In Titanic dataset all the comparison techniques score was slightly different from each other. From results we can conclude that, CWMLP performance was much better than the other techniques in terms of F- Measure. On the whole, it can viewed that the performance of CWMLP is much better due to their property of generating more number of small value coefficient based wavelets as compared to other basis functions. Whereas, the enhanced inputs generated by Chebyshev polynomials are not able to reduce the computational complexity of the network.
4.1 Significance Using T-test
To check that how much significant are our proposed techniques, we have applied paired two samples for means t-test in relation of accuracy. We found that, in all datasets SGMLP has shown significance except in Ringnorm dataset when compared with CMLP. Insignificance has caused due to approximately similar high accuracy of both proposed and comparison techniques. In Breast Cancer dataset, SGMLP again remain insignificant due to approximately similar accuracy when compared with CWMLP. In rest of datasets, CMLP remained insignificant in all datasets. The hypothetic value was taken 0.05. If we achieved ‘value < 0.05’ then called as significant and ‘value >0.05’ then called as insignificant.
5 Conclusion
In this paper, two functional expansions based multilayer perceptron models were proposed to tackle higher dimension nonlinear problems. The concept of adding new functional expansion layer in MLP using Shifted Genocchi polynomials and Chebyshev wavelets were proved much better. It is due to reason that, the number of enhanced inputs generated by these polynomials and wavelets are small in values and less computational as compared to CMLP. Moreover, Chebyshev wavelets have ability to produce more number of basis functions on the same degree as compared to Shifted Genocchi and Chebyshev polynomials. Which is helpful to increase the accuracy of the classifier.

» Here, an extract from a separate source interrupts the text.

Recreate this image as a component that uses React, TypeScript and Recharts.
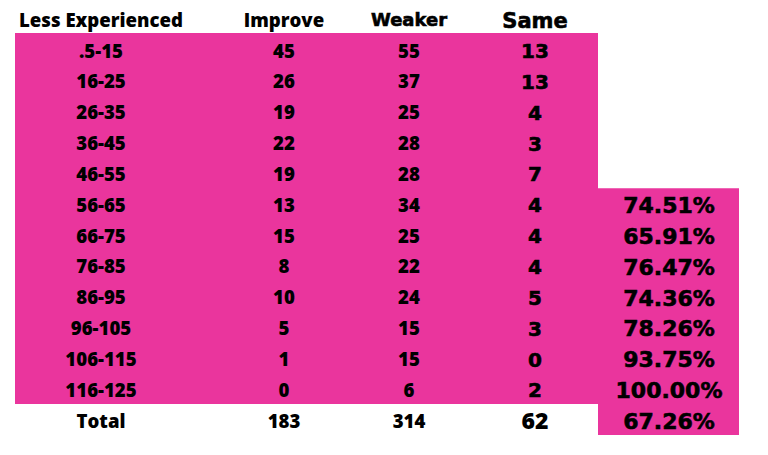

CWMLP and SGMLP were experimentally trained and tested on five benchmarked data sets, which were taken from UCI repository and KEEL datasets. The performance of the proposed models indicates their validity for classification task. The evaluation measures performance show that the SGMLP and CWMLP has better performance in terms of accuracy, sensitivity, specificity, precision and F-Measure over CMLP. Overall, CWMLP performance was outstanding as compared to rest of the techniques.
Similarly, t-test clearly validates the significance of proposed techniques over the benchmarked approaches.